Among the lines of this listing, determine how many contain the string "diagram". Answer with the number only.

# [DATA EXTRACT]

== == ==

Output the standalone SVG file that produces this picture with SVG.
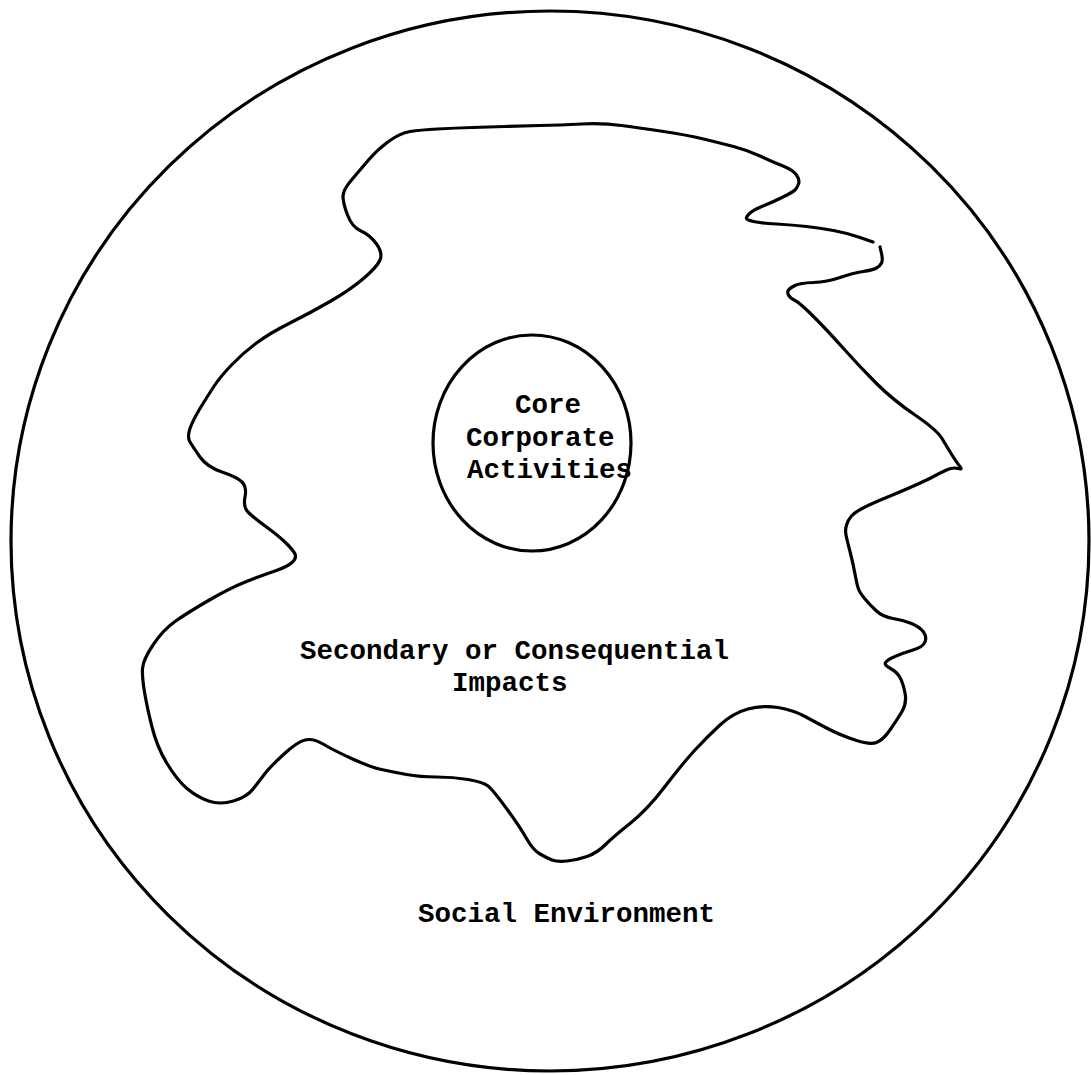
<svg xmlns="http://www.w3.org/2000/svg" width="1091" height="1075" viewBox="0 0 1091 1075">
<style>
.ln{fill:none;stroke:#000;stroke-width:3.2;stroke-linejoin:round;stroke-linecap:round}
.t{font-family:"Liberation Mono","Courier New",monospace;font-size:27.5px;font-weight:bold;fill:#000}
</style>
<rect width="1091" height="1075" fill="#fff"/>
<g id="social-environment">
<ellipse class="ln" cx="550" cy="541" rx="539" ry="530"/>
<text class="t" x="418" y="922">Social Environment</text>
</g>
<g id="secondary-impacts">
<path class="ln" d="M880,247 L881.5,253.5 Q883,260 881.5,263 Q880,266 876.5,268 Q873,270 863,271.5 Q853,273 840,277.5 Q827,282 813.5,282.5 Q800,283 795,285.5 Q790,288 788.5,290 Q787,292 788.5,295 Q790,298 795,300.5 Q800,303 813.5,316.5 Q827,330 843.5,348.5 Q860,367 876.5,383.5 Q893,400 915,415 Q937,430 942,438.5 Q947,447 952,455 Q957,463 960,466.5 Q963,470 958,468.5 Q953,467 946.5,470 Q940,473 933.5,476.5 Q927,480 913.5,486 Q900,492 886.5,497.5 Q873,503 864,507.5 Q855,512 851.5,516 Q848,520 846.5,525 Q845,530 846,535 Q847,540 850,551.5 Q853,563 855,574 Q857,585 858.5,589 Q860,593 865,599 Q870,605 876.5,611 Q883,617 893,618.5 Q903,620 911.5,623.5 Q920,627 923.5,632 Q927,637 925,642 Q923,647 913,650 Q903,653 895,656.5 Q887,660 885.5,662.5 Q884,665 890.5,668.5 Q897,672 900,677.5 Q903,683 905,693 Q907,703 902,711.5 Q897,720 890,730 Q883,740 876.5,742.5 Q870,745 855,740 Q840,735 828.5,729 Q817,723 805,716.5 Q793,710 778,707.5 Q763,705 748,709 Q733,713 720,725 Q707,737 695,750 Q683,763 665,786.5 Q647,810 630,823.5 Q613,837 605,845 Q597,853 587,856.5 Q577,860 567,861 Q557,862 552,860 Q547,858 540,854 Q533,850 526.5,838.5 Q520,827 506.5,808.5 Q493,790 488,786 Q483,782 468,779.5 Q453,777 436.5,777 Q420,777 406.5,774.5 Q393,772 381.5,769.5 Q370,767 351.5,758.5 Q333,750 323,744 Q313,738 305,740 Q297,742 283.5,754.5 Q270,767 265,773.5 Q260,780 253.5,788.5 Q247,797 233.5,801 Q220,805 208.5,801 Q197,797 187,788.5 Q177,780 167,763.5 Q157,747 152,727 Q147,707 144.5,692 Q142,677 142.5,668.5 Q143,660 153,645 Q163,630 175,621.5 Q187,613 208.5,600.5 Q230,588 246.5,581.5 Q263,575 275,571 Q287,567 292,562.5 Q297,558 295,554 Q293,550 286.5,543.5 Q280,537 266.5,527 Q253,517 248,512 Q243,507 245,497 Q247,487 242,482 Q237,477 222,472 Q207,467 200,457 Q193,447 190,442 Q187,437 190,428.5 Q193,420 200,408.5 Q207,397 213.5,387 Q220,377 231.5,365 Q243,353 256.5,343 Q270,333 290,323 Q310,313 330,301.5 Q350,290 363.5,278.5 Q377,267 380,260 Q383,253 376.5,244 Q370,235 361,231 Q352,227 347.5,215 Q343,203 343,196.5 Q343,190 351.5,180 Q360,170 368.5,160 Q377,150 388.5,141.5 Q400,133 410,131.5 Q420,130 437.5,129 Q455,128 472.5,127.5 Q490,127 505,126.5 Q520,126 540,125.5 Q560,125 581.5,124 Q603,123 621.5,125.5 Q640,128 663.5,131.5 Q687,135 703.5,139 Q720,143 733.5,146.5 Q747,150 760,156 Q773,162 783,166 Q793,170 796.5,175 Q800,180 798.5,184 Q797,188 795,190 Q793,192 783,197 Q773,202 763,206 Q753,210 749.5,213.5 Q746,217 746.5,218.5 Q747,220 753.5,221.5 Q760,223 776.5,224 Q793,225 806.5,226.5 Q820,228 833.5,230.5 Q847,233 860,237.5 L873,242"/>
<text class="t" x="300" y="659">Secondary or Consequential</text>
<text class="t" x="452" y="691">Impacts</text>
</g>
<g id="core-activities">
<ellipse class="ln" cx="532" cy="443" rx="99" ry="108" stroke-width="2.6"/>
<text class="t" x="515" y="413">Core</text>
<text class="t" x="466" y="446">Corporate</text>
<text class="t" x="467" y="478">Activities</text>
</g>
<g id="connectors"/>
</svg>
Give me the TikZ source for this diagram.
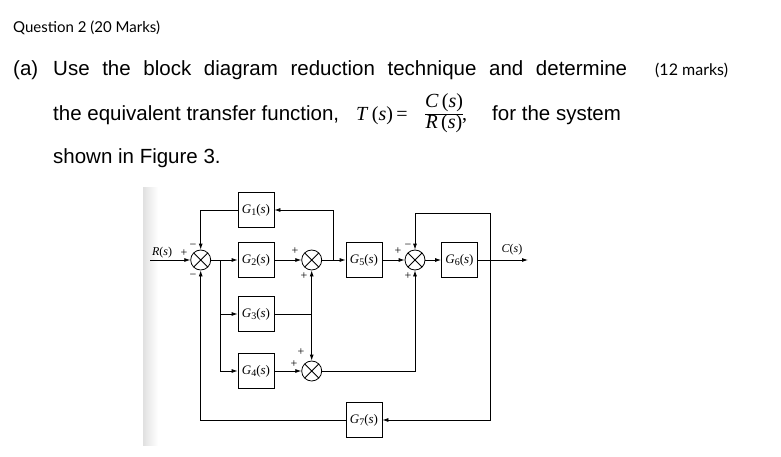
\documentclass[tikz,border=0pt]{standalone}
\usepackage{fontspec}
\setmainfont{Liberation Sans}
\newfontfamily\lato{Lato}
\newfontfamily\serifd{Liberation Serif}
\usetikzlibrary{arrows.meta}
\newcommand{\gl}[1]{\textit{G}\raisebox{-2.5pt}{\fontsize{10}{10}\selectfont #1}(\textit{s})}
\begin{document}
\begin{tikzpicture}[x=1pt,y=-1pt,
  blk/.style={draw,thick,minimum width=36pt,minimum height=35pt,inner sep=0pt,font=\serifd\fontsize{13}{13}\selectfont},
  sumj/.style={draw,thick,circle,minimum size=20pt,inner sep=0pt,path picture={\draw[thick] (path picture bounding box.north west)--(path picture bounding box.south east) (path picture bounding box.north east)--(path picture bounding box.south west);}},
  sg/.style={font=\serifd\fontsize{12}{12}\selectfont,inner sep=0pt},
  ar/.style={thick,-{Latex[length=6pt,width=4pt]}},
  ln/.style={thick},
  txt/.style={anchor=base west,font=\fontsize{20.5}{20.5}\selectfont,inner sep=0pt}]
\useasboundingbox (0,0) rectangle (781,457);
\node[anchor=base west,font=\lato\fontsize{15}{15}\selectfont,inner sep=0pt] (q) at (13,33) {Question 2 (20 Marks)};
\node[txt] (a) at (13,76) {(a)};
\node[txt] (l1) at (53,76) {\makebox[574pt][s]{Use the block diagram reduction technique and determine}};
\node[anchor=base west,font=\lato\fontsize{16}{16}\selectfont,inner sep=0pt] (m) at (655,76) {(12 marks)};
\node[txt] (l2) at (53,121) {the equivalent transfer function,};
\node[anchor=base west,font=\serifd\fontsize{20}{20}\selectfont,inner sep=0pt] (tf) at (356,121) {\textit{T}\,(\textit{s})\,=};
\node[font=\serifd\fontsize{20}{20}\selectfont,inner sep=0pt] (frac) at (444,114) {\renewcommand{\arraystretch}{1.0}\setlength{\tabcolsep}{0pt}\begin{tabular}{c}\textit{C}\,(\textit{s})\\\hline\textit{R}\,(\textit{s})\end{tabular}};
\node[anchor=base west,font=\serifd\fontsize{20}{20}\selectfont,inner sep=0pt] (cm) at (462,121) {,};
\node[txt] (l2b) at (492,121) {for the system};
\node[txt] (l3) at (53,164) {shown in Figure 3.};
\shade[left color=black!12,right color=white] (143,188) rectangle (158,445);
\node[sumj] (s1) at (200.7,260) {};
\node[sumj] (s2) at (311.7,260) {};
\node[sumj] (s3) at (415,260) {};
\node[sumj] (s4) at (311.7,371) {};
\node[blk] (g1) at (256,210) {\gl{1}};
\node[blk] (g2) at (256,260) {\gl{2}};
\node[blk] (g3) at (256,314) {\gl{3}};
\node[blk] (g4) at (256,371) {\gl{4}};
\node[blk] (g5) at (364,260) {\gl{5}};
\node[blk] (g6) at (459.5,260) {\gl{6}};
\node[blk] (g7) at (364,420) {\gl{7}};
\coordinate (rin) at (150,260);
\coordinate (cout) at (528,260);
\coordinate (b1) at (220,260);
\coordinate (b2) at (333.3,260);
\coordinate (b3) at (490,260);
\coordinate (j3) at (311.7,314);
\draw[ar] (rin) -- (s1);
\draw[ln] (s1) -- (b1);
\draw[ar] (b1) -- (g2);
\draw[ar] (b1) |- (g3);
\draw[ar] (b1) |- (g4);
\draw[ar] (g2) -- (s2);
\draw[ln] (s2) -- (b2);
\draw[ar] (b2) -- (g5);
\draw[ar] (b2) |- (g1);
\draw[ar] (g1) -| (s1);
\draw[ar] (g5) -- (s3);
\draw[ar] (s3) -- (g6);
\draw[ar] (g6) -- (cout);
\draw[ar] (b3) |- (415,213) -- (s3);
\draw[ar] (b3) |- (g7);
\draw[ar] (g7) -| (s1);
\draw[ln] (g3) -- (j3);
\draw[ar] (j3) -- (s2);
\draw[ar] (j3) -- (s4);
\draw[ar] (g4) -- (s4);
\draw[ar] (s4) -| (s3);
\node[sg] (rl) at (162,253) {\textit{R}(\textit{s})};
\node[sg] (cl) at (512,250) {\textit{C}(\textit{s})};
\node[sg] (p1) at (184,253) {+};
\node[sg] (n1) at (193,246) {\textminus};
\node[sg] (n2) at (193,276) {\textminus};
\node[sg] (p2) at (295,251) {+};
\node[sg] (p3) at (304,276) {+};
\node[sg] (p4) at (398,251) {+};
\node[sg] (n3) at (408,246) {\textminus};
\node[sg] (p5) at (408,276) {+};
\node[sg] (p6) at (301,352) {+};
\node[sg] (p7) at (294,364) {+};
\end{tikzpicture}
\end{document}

== == ==

# [FULL RESPONSE]
2